Department of English

University of Toronto

ENG305H1S L0101

ENG305H1S   L0101   T10-12, R11 
Swift, Pope, and their Contemporaries
Instructor: Prof. A. Hernandez

Office Location: Jackman Humanities Building, Room 912

Brief Description of Course: The close friendship between satirists Alexander Pope and Jonathan Swift is among the most famous—and fascinating—collaborative relationships in literary history. The former was a disenfranchised Catholic, disabled from youth, living in almost constant pain, yet driven by a near-compulsive drive to perfect the form of his poetry; the latter a hardy Anglican priest, exiled to Ireland, whose caustic wit seemed only to be matched by an intense disgust with humanity. Taking this relationship as a thematic anchor, this course will explore a network of authors—interlocutors, friends, enemies—and literary texts from the first half of the eighteenth century, loosely organized around what scholars sometimes label “The Age of Pope and Swift.” In fact, these years saw sustained economic growth and the rapid transformation of the social fabric of Britain, with fateful consequences to the history of literature. The Age of Pope and Swift, in other words, could just as easily be defined by the rise of the middle rank, the age of the coffeehouse, the age of reason, the age of the early novel. The story we will tell therefore, oscillates between intense personal intimacies (like that of Pope and Swift—but others too) and the publics and counterpublics that made up the richness of the growing British nation and its cultural forms. In the process, we will think about the rise of print capitalism in the period, the era’s changing poetic conventions and generic experiments, modes of performance and identity formation, discourses and theories of political power, the role of women and other disenfranchised or “minority” groups in literate culture, early forms of Enlightenment and scientific inquiry, especially as the play out with and against the cultural energies of religion, and other key topics. Students can expect to read across a variety of forms and genres, from satires in prose and verse, to novels and life writing, to plays and philosophical as well as critical treatises.

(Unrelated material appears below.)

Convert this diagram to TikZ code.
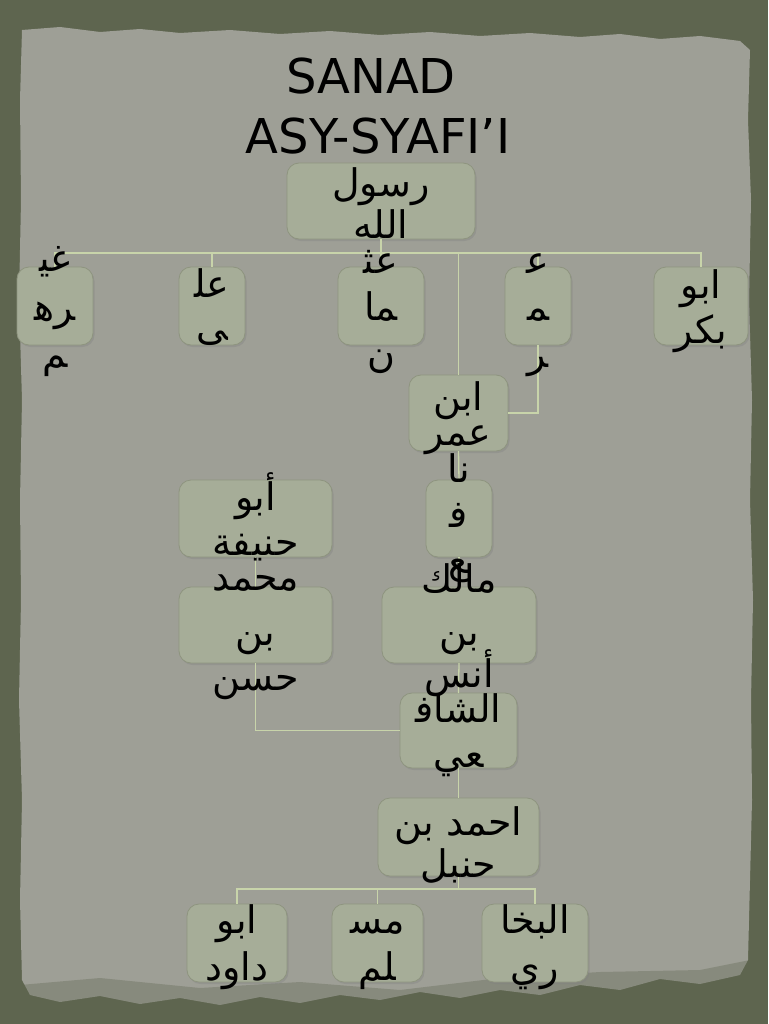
\documentclass[tikz,border=0pt]{standalone}
\usepackage{fontspec}
\setmainfont{DejaVu Sans}
\newfontfamily\arabicfont[Script=Arabic]{DejaVu Sans}
\TeXXeTstate=1
\usetikzlibrary{shadows}
\definecolor{bordergreen}{HTML}{5E654F}
\definecolor{paper}{HTML}{9E9F96}
\definecolor{boxfill}{HTML}{A6AD98}
\definecolor{boxedge}{HTML}{8E947F}
\definecolor{linkcol}{HTML}{C8D4AA}
\newcommand{\ZJ}{^^^^200d}
\tikzset{
  abox/.style={rectangle, rounded corners=12pt, fill=boxfill, draw=boxedge, line width=0.8pt,
    inner sep=0pt, outer sep=0pt,
    drop shadow={opacity=0.35, shadow xshift=1.5pt, shadow yshift=-2pt}},
  atext/.style={font=\arabicfont\fontsize{38}{45}\selectfont, inner sep=0pt, anchor=base, text=black},
  ttext/.style={font=\fontsize{48}{56}\selectfont, inner sep=0pt, anchor=base, text=black},
  link/.style={draw=linkcol, line width=1.3pt}
}
\newcommand{\bx}[5]{\node[abox, minimum width=#4pt, minimum height=#5pt] (#1) at (#2,#3) {};}
\newcommand{\ar}[4]{\node[atext] (#1) at (#2,#3) {\beginR #4\endR};}
\begin{document}
\begin{tikzpicture}[x=1pt,y=-1pt]
\useasboundingbox (0,0) rectangle (768,1024);
\fill[bordergreen] (0,0) rectangle (768,1024);
% torn paper
\fill[paper] (22,30) -- (60,27) -- (100,32) -- (140,29) -- (180,33) -- (230,30) -- (280,34) -- (330,31)
  -- (380,35) -- (430,32) -- (480,36) -- (530,33) -- (580,37) -- (620,34) -- (660,39) -- (700,36)
  -- (740,41) -- (750,50) -- (748,120) -- (751,200) -- (749,300) -- (752,400) -- (750,500)
  -- (753,600) -- (751,700) -- (752,800) -- (750,880) -- (748,960) -- (740,975) -- (700,984)
  -- (660,979) -- (620,990) -- (580,985) -- (540,995) -- (500,990) -- (460,998) -- (420,992)
  -- (380,1000) -- (340,995) -- (300,1003) -- (260,997) -- (220,1005) -- (180,998) -- (140,1004)
  -- (100,996) -- (60,1002) -- (30,995) -- (22,980) -- (20,900) -- (22,800) -- (19,700)
  -- (21,600) -- (20,500) -- (22,400) -- (19,300) -- (21,200) -- (20,100) -- cycle;
\fill[bordergreen, opacity=0.35] (20,985) -- (100,978) -- (200,988) -- (300,982) -- (400,990)
  -- (500,978) -- (600,972) -- (700,970) -- (750,960) -- (752,1010) -- (20,1010) -- cycle;

% title
\node[ttext] (title1) at (371,94) {SANAD};
\node[ttext] (title2) at (378,154) {ASY-SYAFI’I};

% boxes
\bx{rasul}{381}{201}{188}{76}
\bx{ghair}{55}{306}{76}{78}
\bx{ali}{212}{306}{66}{78}
\bx{uthman}{381}{306}{86}{78}
\bx{umar}{538}{306}{66}{78}
\bx{abubakr}{701}{306}{94}{78}
\bx{ibnumar}{458.5}{413}{99}{76}
\bx{abuhanifa}{255.5}{518.5}{153}{77}
\bx{nafi}{459}{518.5}{66}{77}
\bx{muhammad}{255.5}{625}{153}{76}
\bx{malik}{459}{625}{154}{76}
\bx{shafii}{458.5}{730.5}{117}{75}
\bx{ahmad}{458.5}{837}{161}{78}
\bx{abudawud}{237}{943}{100}{78}
\bx{muslim}{377.5}{943}{91}{78}
\bx{bukhari}{535}{943}{106}{78}

% connectors
\coordinate (bus1) at (381,253);
\coordinate (bus2) at (458.5,889);
\draw[link] (rasul.south) -- (bus1);
\draw[link] (bus1) -| (ghair.north);
\draw[link] (bus1) -| (ali.north);
\draw[link] (bus1) -- (uthman.north);
\draw[link] (bus1) -| (umar.north);
\draw[link] (bus1) -| (abubakr.north);
\draw[link] (bus1) -| (ibnumar.north);
\draw[link] (umar.south) |- (ibnumar.east);
\draw[link] (ibnumar.south) -- (nafi.north);
\draw[link] (nafi.south) -- (malik.north);
\draw[link] (abuhanifa.south) -- (muhammad.north);
\draw[link] (muhammad.south) |- (shafii.west);
\draw[link] (malik.south) -- (shafii.north);
\draw[link] (shafii.south) -- (ahmad.north);
\draw[link] (ahmad.south) -- (bus2);
\draw[link] (bus2) -| (abudawud.north);
\draw[link] (bus2) -| (muslim.north);
\draw[link] (bus2) -| (bukhari.north);

% texts
\ar{rasulA}{381}{197}{رسول}
\ar{rasulB}{381}{238}{الله}
\ar{ghairA}{55}{271}{غي\ZJ}
\ar{ghairB}{55}{320}{\ZJ ره\ZJ}
\ar{ghairC}{55}{367}{\ZJ م}
\ar{aliA}{212}{297}{عل\ZJ}
\ar{aliB}{212}{340}{\ZJ ى}
\ar{uthmanA}{381}{273}{عث\ZJ}
\ar{uthmanB}{381}{320}{\ZJ ما}
\ar{uthmanC}{381}{367}{ن}
\ar{umarA}{538}{273}{ع\ZJ}
\ar{umarB}{538}{320}{\ZJ م\ZJ}
\ar{umarC}{538}{367}{\ZJ ر}
\ar{abubakrA}{701}{298}{ابو}
\ar{abubakrB}{701}{343}{بكر}
\ar{ibnumarA}{458.5}{410}{ابن}
\ar{ibnumarB}{458.5}{445}{عمر}
\ar{nafiA}{459}{482}{نا}
\ar{nafiB}{459}{527}{ف\ZJ}
\ar{nafiC}{459}{573}{\ZJ ع}
\ar{abuhanifaA}{255.5}{510}{أبو}
\ar{abuhanifaB}{255.5}{555}{حنيفة}
\ar{muhammadA}{255.5}{590}{محمد}
\ar{muhammadB}{255.5}{645}{بن}
\ar{muhammadC}{255.5}{690}{حسن}
\ar{malikA}{459}{592}{مالك}
\ar{malikB}{459}{645}{بن}
\ar{malikC}{459}{687}{أنس}
\ar{shafiiA}{458.5}{722}{الشاف\ZJ}
\ar{shafiiB}{458.5}{767}{\ZJ عي}
\ar{ahmadA}{458.5}{835}{احمد بن}
\ar{ahmadB}{458.5}{877}{حنبل}
\ar{abudawudA}{237}{933}{ابو}
\ar{abudawudB}{237}{980}{داود}
\ar{muslimA}{377.5}{933}{مس\ZJ}
\ar{muslimB}{377.5}{980}{\ZJ لم}
\ar{bukhariA}{535}{933}{البخا}
\ar{bukhariB}{535}{980}{ري}
\end{tikzpicture}
\end{document}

Required Reading:  Readings will include a variety of poetry, prose, and drama by authors such as Addison, Pope, Swift, Gay, Montagu and others most likely drawn from The Norton Anthology of English Literature; select longer prose works or novels by Haywood, Swift, Defoe, et al. will also be assigned.

First Three Authors/Texts: Most likely, poems by John Dryden, Congreve’s The Way of the World, a selection of essays by Addison.

Method of Evaluation: Participation (10%), reading quizzes (10%), two papers (20% each), two term tests (20% each).